The settlement between the girl’s parents and the defendants, the Wilton Board of Education and town of Wilton, was reached Tuesday. Slager declined to say how much the settlement was, but had earlier offered to settle the case for $4.2 million. The lawsuit alleges the girl was sexually abused at least once by Von Kohorn. The incident allegedly occurred in the school bathroom about five years ago. Von Kohorn, a Fairfield resident who worked at the school from 2007-2014, was sentenced in 2015 to two years in prison after pleading guilty to possessing more than 100 images of child pornography on his computer. He was not charged with any crimes against any specific individuals.
Slager said the most challenging part of the case was the issue of municipal immunity, which the defense attempted to use. “It was one of their principal defenses. It was a unique challenge and would not have been an issue if this had been in a private setting and not in a public school.”
Slager said the plaintiff’s side overcame the immunity defense because of the strength of the witnesses in deposition.
“We made it clear that the case fell squarely within the exceptions of municipal immunity,” he said.
Slager declined to address whether the girl is still in the elementary school or if the family moved out of Wilton. He said the total number of students allegedly abused by Von Kohorn remains unknown.
The suit states that staff members were aware the girl had gone into the bathroom with Von Kohorn unaccompanied, which is against school rules, but allegedly did nothing about it. It also alleges Dr.
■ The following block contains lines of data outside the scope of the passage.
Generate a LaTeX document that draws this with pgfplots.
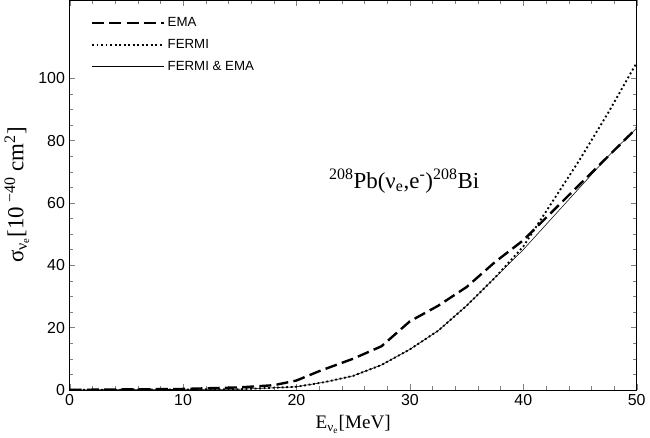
\documentclass[border=0pt]{standalone}
\usepackage{fontspec}
\setmainfont{Liberation Sans}
\newfontfamily\tms{Liberation Serif}
\usepackage{pgfplots}
\pgfplotsset{compat=1.18}
\begin{document}
\begin{tikzpicture}
\begin{axis}[
  width=16.6cm, height=11.9cm,
  xmin=0,xmax=50,ymin=0,ymax=125,
  xtick={0,10,...,50}, ytick={0,20,...,100},
  minor x tick num=4, minor y tick num=3,
  tick align=inside, xtick pos=both, ytick pos=both,
  /pgf/number format/assume math mode=true,
  tick label style={font=\large},
  xlabel={\tms\Large E\textsubscript{ν\textsubscript{e}}[MeV]},
  ylabel={\tms\LARGE σ\textsubscript{ν\textsubscript{e}}[10\textsuperscript{ −40} cm\textsuperscript{2}]},
  legend style={draw=none,fill=none,at={(0.03,0.97)},anchor=north west,font=\normalsize,row sep=4pt},
  legend cell align=left,
  legend image code/.code={\draw[#1](0cm,0cm)--(1.9cm,0cm);},
]
\addplot[black,line width=1.8pt,dash pattern=on 9pt off 4pt] coordinates {(0,0)(10,0.3)(15,0.8)(18,1.5)(20,3)(22,6)(25,10)(27.5,14)(30,22)(32.5,27)(35,33)(37.5,41)(40,48)(42.5,57)(45,66)(47.5,75)(50,84)};
\addlegendentry{EMA}
\addplot[black,line width=1.4pt,dotted] coordinates {(0,0)(15,0.2)(20,1)(22.5,2.5)(25,4.5)(27.5,8)(30,13)(32.5,19)(35,27)(37.5,36)(40,46)(42.5,60)(45,74)(47.5,89)(50,105)};
\addlegendentry{FERMI}
\addplot[black,thin] coordinates {(0,0)(15,0.2)(20,1)(22.5,2.5)(25,4.5)(27.5,8)(30,13)(32.5,19)(35,27)(37.5,36)(40,45)(42,53)(45,65)(47.5,75)(50,84)};
\addlegendentry{FERMI \& EMA}
\node[font=\tms\LARGE] at (axis cs:29.5,67) {\textsuperscript{208}Pb(ν\textsubscript{e},e\textsuperscript{-})\textsuperscript{208}Bi};
\end{axis}
\end{tikzpicture}
\end{document}
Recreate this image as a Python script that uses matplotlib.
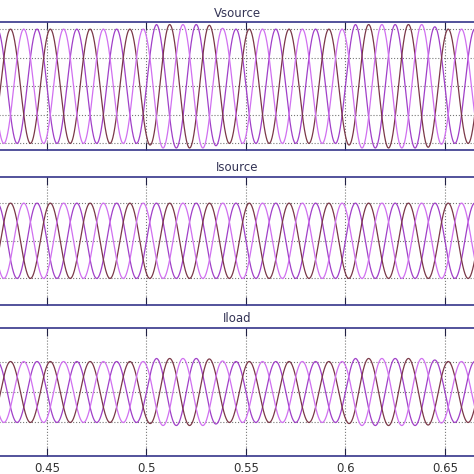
import numpy as np
import matplotlib.pyplot as plt

# time window and supply
t_start, t_end = 0.424, 0.667
freq_hz = 50.0
phase_deg = [0, -120, 120]
phase_colors = ['#a040c8', '#7a3848', '#d070f0']

# amplitude envelopes (time knots, amplitude)
env_t = [0.424, 0.50, 0.505, 0.53, 0.54, 0.60, 0.605, 0.64, 0.65, 0.667]
vsource_amp = [1.0, 1.0, 1.08, 1.08, 1.0, 1.0, 1.08, 1.08, 1.0, 1.0]
isource_amp = [1.0, 1.0, 1.0, 1.0, 1.0, 1.0, 1.0, 1.0, 1.0, 1.0]
iload_amp = [1.0, 1.0, 1.1, 1.1, 1.0, 1.0, 1.1, 1.1, 1.0, 1.0]

panels = [
    ('Vsource', vsource_amp, (-1.12, 1.12), [-1, -0.5, 0, 0.5, 1]),
    ('Isource', isource_amp, (-1.7, 1.7), [-1, 0, 1]),
    ('Iload', iload_amp, (-2.1, 2.1), [-1, 0, 1]),
]
xticks = [0.45, 0.5, 0.55, 0.6, 0.65]
xticklabels = ['0.45', '0.5', '0.55', '0.6', '0.65']

t = np.linspace(t_start, t_end, 6000)
fig = plt.figure(figsize=(4.74, 4.74), dpi=100)
tops = [0.953, 0.627, 0.308]
height = 0.27
spine_col = '#35358a'

for (title, amp, ylim, yt), top in zip(panels, tops):
    ax = fig.add_axes([-0.01, top - height, 1.02, height])
    env = np.interp(t, env_t, amp)
    for ph, c in zip(phase_deg, phase_colors):
        ax.plot(t, env * np.sin(2 * np.pi * freq_hz * t + np.deg2rad(ph)), color=c, lw=0.9)
    ax.set_xlim(t_start, t_end)
    ax.set_ylim(*ylim)
    ax.set_xticks(xticks)
    ax.set_yticks(yt)
    ax.set_yticklabels([])
    ax.grid(True, linestyle=':', color='#777777', lw=0.8)
    ax.tick_params(axis='x', direction='in', length=6, top=True, color='#222244', labelsize=8.5, pad=4, labelcolor='#333333')
    ax.tick_params(axis='y', length=0)
    for s in ax.spines.values():
        s.set_color(spine_col)
        s.set_linewidth(1.2)
    if title == 'Iload':
        ax.set_xticklabels(xticklabels)
    else:
        ax.set_xticklabels([])
    ax.set_title(title, fontsize=8.5, color='#333355', pad=4)

fig.savefig('out.png', dpi=100)
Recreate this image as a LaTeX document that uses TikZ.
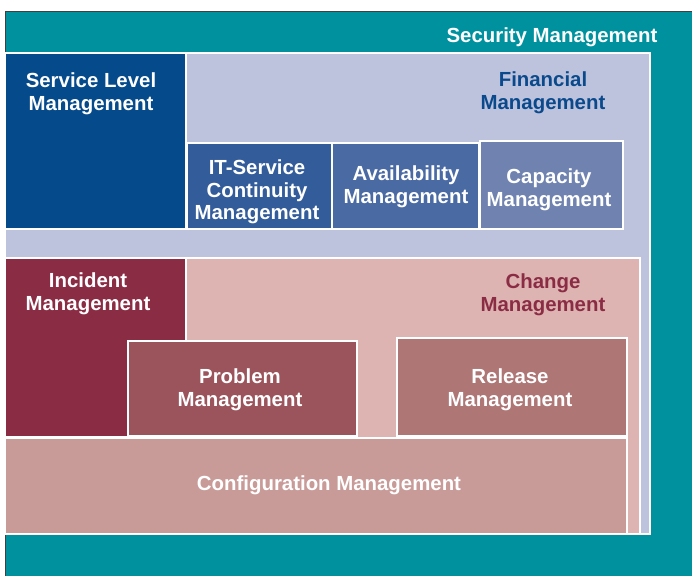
\documentclass[tikz,border=0pt]{standalone}
\usepackage{fontspec}
\setmainfont{Liberation Sans}
\definecolor{teal1}{RGB}{0,145,159}
\definecolor{lav}{RGB}{190,195,221}
\definecolor{slm}{RGB}{5,74,139}
\definecolor{itsc}{RGB}{51,92,154}
\definecolor{avail}{RGB}{74,106,164}
\definecolor{capac}{RGB}{112,131,176}
\definecolor{finblue}{RGB}{10,74,140}
\definecolor{incid}{RGB}{139,44,69}
\definecolor{chg}{RGB}{222,180,178}
\definecolor{chgtext}{RGB}{139,44,69}
\definecolor{probl}{RGB}{156,84,92}
\definecolor{relea}{RGB}{175,118,118}
\definecolor{confg}{RGB}{200,155,152}
\tikzset{
  area/.style={draw=white, line width=1.5pt},
  lbl/.style={font=\fontsize{20.4}{22.5}\selectfont\bfseries, align=center, inner sep=0pt, text=white},
}
\begin{document}
\begin{tikzpicture}[x=1pt,y=-1pt]
\useasboundingbox (0,0) rectangle (692,576);
% outer security area
\fill[teal1] (5,11) rectangle (692,576);
\draw[black!75, line width=0.8pt] (5,576) -- (5,11) -- (692,11);
\node[lbl, anchor=center] (secl) at (552,37) {Security Management};
% financial
\draw[area, fill=lav] (5,53) rectangle (650,534);
\node[lbl, text=finblue] (finl) at (543,93) {Financial\\Management};
% service level
\draw[area, fill=slm] (5,53) rectangle (186,229);
\node[lbl] (slml) at (91,94) {Service Level\\Management};
% IT service continuity
\draw[area, fill=itsc] (187,143) rectangle (332,229);
\node[lbl] (itscl) at (257,192) {IT-Service\\Continuity\\Management};
% availability
\draw[area, fill=avail] (332,143) rectangle (479,229);
\node[lbl] (availl) at (406,187) {Availability\\Management};
% capacity
\draw[area, fill=capac] (480,141) rectangle (623,229);
\node[lbl] (capl) at (549,190) {Capacity\\Management};
% change
\draw[area, fill=chg] (186,258) rectangle (640,534);
\node[lbl, text=chgtext] (chgl) at (543,295) {Change\\Management};
% incident
\draw[area, fill=incid] (5,258) rectangle (186,437);
\node[lbl] (incl) at (88,294) {Incident\\Management};
% problem
\draw[area, fill=probl] (128,341) rectangle (357,436);
\node[lbl] (probl) at (240,390) {Problem\\Management};
% release
\draw[area, fill=relea] (397,338) rectangle (627,436);
\node[lbl] (rell) at (510,390) {Release\\Management};
% configuration
\draw[area, fill=confg] (5,438) rectangle (627,534);
\node[lbl] (confl) at (329,485) {Configuration Management};
\end{tikzpicture}
\end{document}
Fred Rapczynski, then director of the school’s preschool, made false representations about the bathroom incident which led the parents to continue to keep the girl in the school with Von Kohorn working there. The lawsuit does not state, though, if there was more than one alleged assault, and Slager did not answer that question.
Still, the lawsuit states that in early January 2013, Rapczynski issued a report in which he informed the Department of Children and Families of the incident. Rapczynski, who has since retired, informed DCF that he had already conducted an investigation, had interviewed Von Kohorn and others who worked with the girl, and that the investigation led him to conclude the “information did not support (Girl Doe’s) claims.” The next day, the lawsuit says, Rapczynski “directly contradicted” his earlier report revealing that Von Kohorn admitted escorting the girl into the bathroom, although he denied any wrongdoing.
Rapczynski breached his nondiscretionary obligation, the lawsuit states, because he did not tell the parents that the teacher had gone in the bathroom with the student. The parents, unaware that Von Kohorn was ever in the bathroom with their daughter, agreed the teacher could be allowed back into her classroom during the 2013-14 school year. While the suit does not specify additional claims of alleged sexual assault, it does say that Rapczynski and school officials engaged in negligence and that the girl “has suffered and will continue to suffer significant loss in the enjoyment of her life’s activities.”
Reached at Rapczynski’s Naugatuck home Thursday, a woman answered and said he would not be talking to the media. Thomas Gerarde, of Howd & Ludorf in Hartford who represents the town of Wilton and the Wilton Board of Education, did not respond to requests for comment.